Today’s News - Thursday, October 4, 2018

EDITOR'S NOTE: We're a bit short on news and long on diversions today - the technology gods have not been kind to us this week. Meanwhile, tomorrow and Monday will be no-newsletter days. We'll be back Tuesday, October 9 (with friendlier gods, we hope!).

●  ANN feature: Taylor's third and final Venice in Three Parts: There are treasures and treats to be found beyond the confines of the Giardini della Biennale.

●  Filler weighs in on Venturi, the "visionary mannerist of main street - he and Denise Scott Brown's "support of a more egalitarian, inclusive approach to high-style architecture might have been their most important accomplishment."

●  Azaroff explains how "collaboration is key in helping New York [and elsewhere] to advance its sustainability and resilient policies": City agencies and officials "have learned a lot from architects," but "have these attitudes proliferated to the next generation of leaders and architects? That, I'm not sure about. I hope that it does."

●  Call for entries (deadline looms!): WinterStations 2019: "Migration": international competition to bring temporary public art installations/lifeguard stands to The Beaches in Toronto (one of our faves).

Weekend diversions:

●  Keller offers "not-to-miss happenings" during NYC's Archtober 2018: "From pumpkin-carving contests to talks on women in design, there's something for everyone."

●  John Cary curates "Design for Good: Architecture for Everyone" at the Museum of Design Atlanta.

●  Q&A with Cary re: "Design for Good" at MODA: He discusses "the many ways design shapes our lived experience, even if we don't realize it."

●  Wainwright parses "Living With Buildings" at the Wellcome Collection in London: The "history of architects' efforts to make our lives fitter by design is both fascinating and alarming" - but the show "is an odd mix that sometimes feels like it wants to be more of an exhibition about housing and the ills of gentrification than a focused investigation into how architects have tackled health."

●  Housing advocate Robbins minces no words re: "Renzo Piano: The Art of Making Buildings" at London's Royal Academy: The show is "a love-in for the cultural establishment" that "perpetuates the view of design as a benign social abstraction. At a time when 80 London council estates are threatened with demolition, a more critical view is needed."

●  Frearson, on a brighter note, parses the centerpiece of the Piano show - a fictional metropolitan island with 102 of RPBW's projects, complete with roads, mountains and trees (and Piano-designed boats).

●  In Winterthur, Switzerland, ETH Zurich "creates an outdoor pavilion using nothing more than 30 tons of loose stones, 120 kilometers (about 75 miles) of string, and a construction robot," part of "Hello, Robot.
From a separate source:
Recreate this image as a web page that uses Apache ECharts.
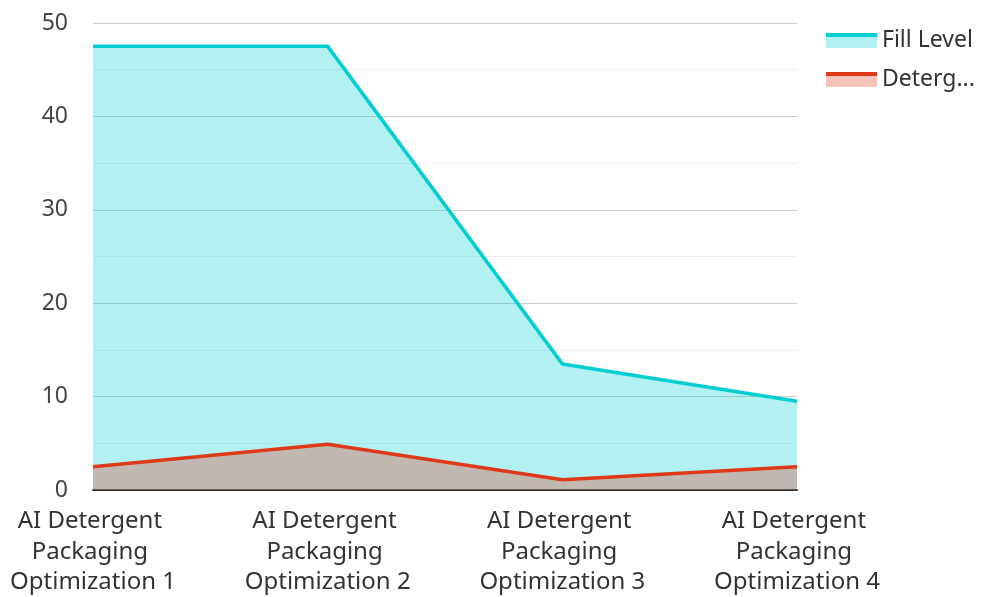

Design between Human and Machine" at the Gewerbemuseum.

●  Campbell-Dollaghan thinks "the best James Turrell skyspace is the one you can ski to" in Lech, Austria, which includes a movable ceiling and a 45-foot-long tunnel offering "a view of the region's most prominent mountains."

●  The traveling "Place, Culture, Time - Design in Drastically Changing China" lands at UC Berkeley, presenting the "remarkable practices of He Jingtang and his team" with the aim "to bridge over the east and west and promote dialogue and communication between the two countries."


●  Frank cheers Filler's "Makers of Modern Architecture, Volume III" in which he "lyrically recounts" the "stories about individuals both liked or strongly disparaged."

●  Tarmy cheers "Atlas of Brutalist Architecture," a new encyclopedia of brutalist buildings that "makes the case that the movement is mounting a comeback - renewed attention translated into conservation efforts - thanks to Instagram" (great pix!).

●  Urbach hails Segal's "Space Packed: The Architecture of Alfred Neumann" that "follows the rise and fall of Israel's unsung architect - and convincingly asserts that this man at the margins was ahead of the times" (and "lavishly illustrated").

●  Hall Kaplan hails the Riches' "Mod Mirage," an "unabashed appreciation for the architectural style and affection for Rancho Mirage" that "makes for a coffee table must for Midcentury fans."

●  Fusselman cheers Lange's "The Design of Childhood": "We are lucky to have a writer like Lange putting children's environments into context, to help us see the responsibility we bear, and to make better decisions about what and how we build for children in the future."

●  Carpenter, Donoff, and Deean parse positively Lange's "The Design of Childhood," Sorkin's "What Goes Up: The Right and Wrongs to the City," and Frederick & Mehta's "101 Things I Learned in Urban Design School."

●  Welton waxes almost poetic about Harmon's "Native Places: Drawing as a Way to See," a "series of words [and drawings] held together with depth and dexterity - his instincts are spot-on. And now we have the book to prove it."